2. Two-pass processing for safety

   • First pass: fast parse for quick checks and to collect candidate nodes.
   • Second pass: full parse only for candidates needing deep analysis.

3. AST diffing for refactors

   • Compute minimal edit scripts between old and new ASTs to apply refactors with minimal source churn and better merge outcomes.

4. Fallback strategies

   • If parsing fails with full mode, fall back to tolerant mode that recovers from syntax errors and returns a best-effort AST for tooling to continue operating.

Example: speeding up a linting pipeline (high-level)
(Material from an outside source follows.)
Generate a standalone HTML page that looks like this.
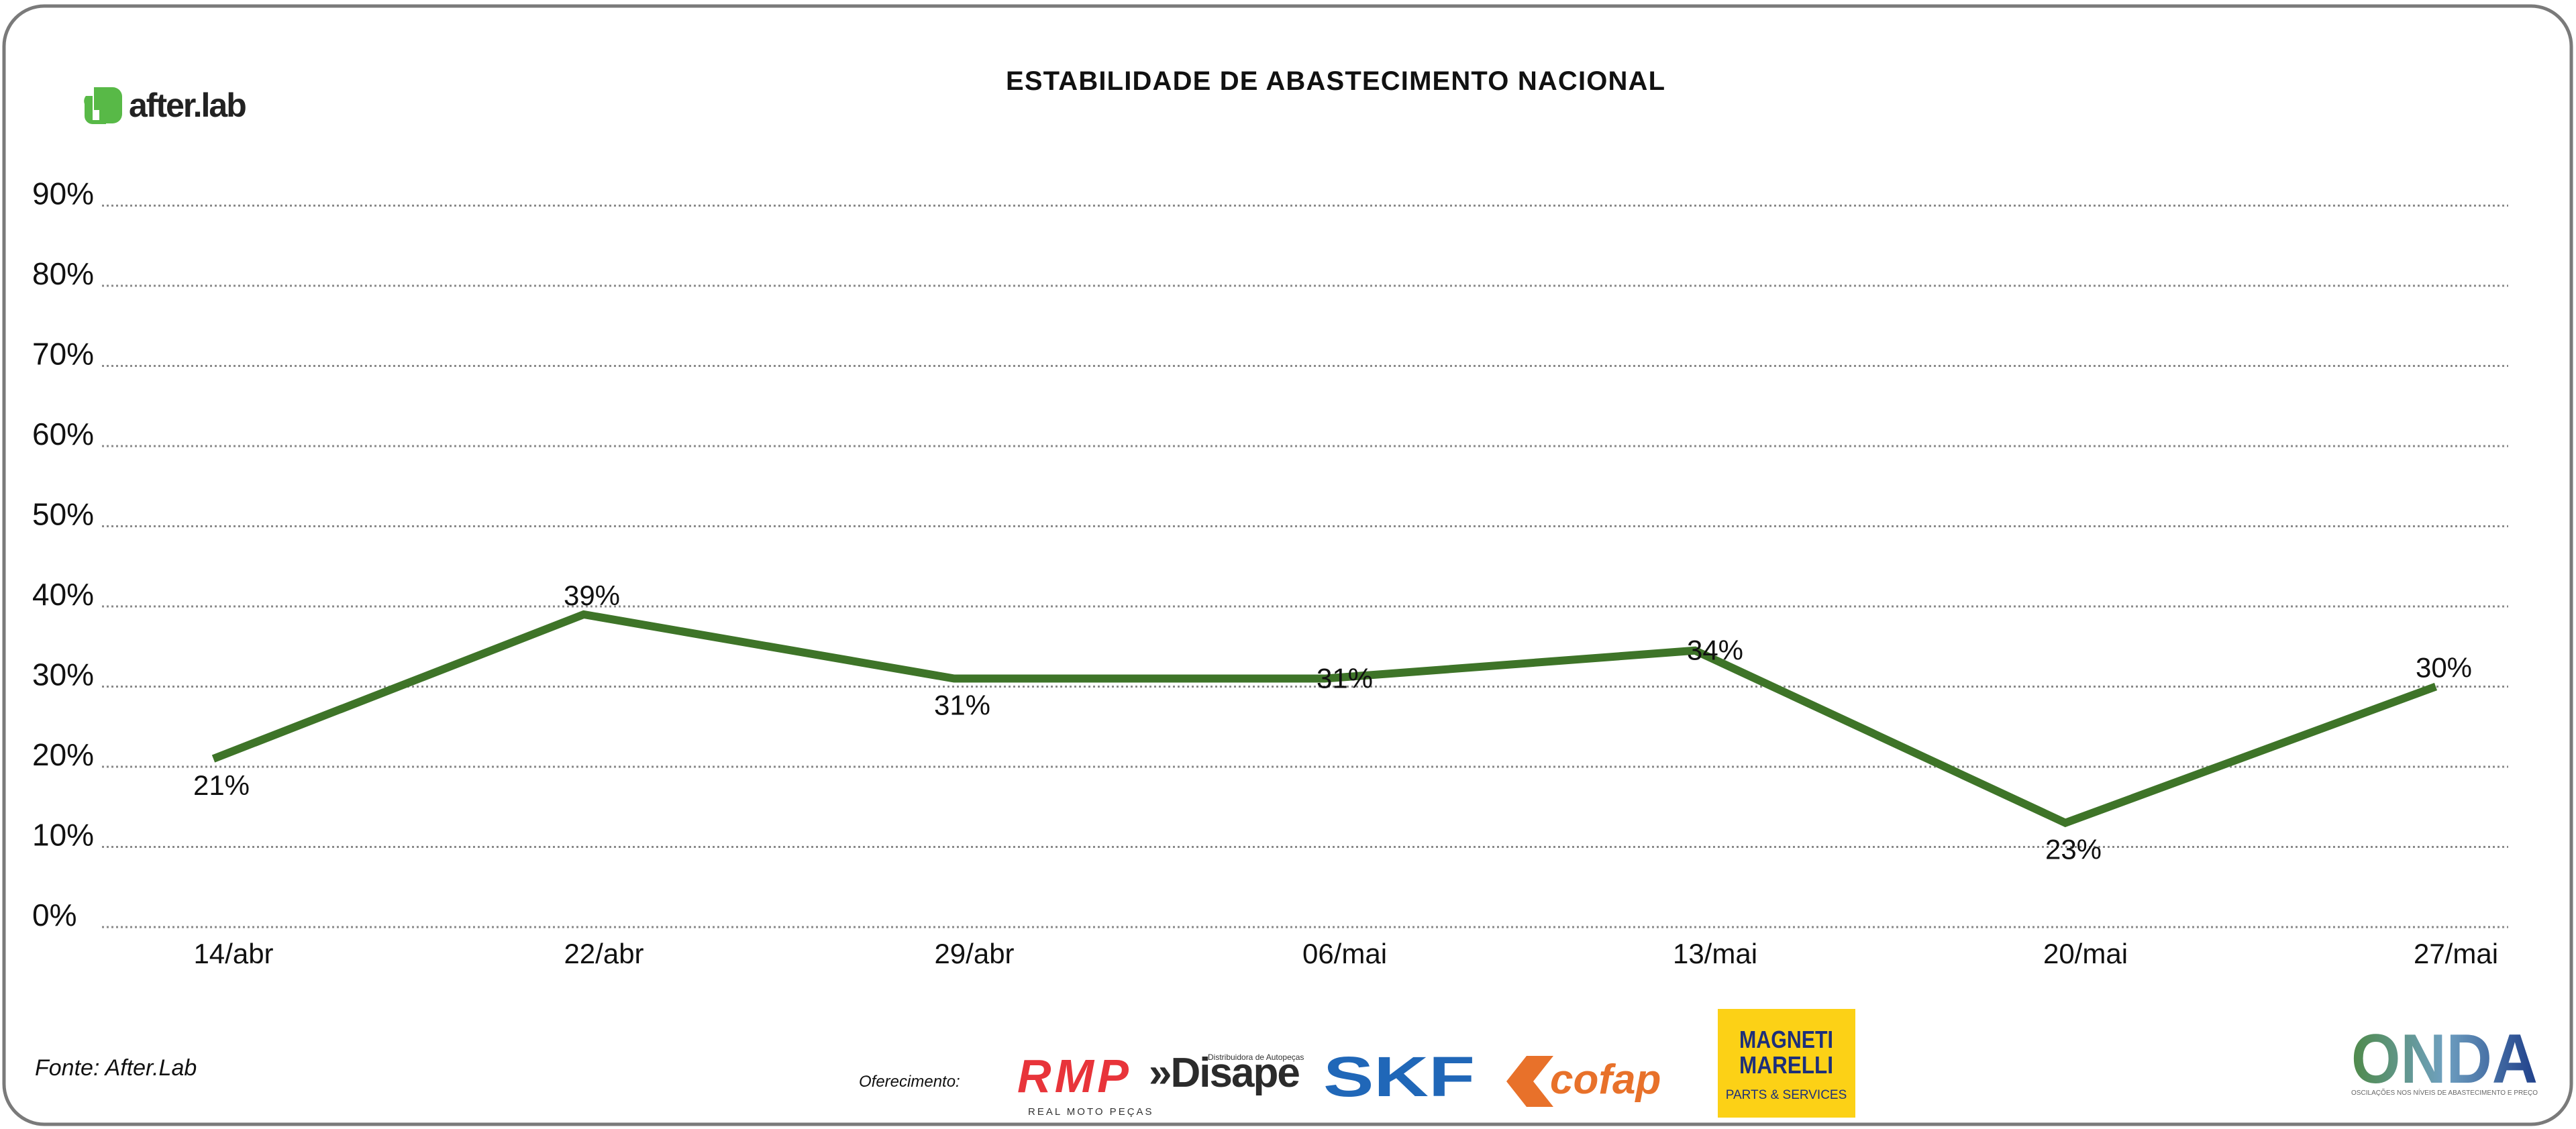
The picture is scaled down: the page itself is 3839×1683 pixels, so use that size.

1. Compute content hash for each file and skip unchanged files using a cache.
2. Use a fast parse mode to collect top-level declarations and imports.
3. Run inexpensive rules on the fast AST; enqueue only files with potential issues for full parse.
4. Process files in parallel batches sized to keep memory under threshold.
5. Emit aggregated reports and write outputs incrementally to avoid large in-memory accumulations.

Common pitfalls

• Over-parallelization leading to memory exhaustion.
• Premature optimization: measure before changing parser internals.
• Loss of accuracy from too-aggressive fast-parse heuristics—balance speed with correctness.

Conclusion

CodeParser is versatile across many developer tools: linters, formatters, transpilers, security scanners, and editor features. Applying incremental parsing, caching, selective parsing modes, parallelization, and memory-conscious representations yields substantial performance gains without sacrificing correctness. Use profiling to target optimizations and adopt fallback strategies to keep tooling robust in the wild.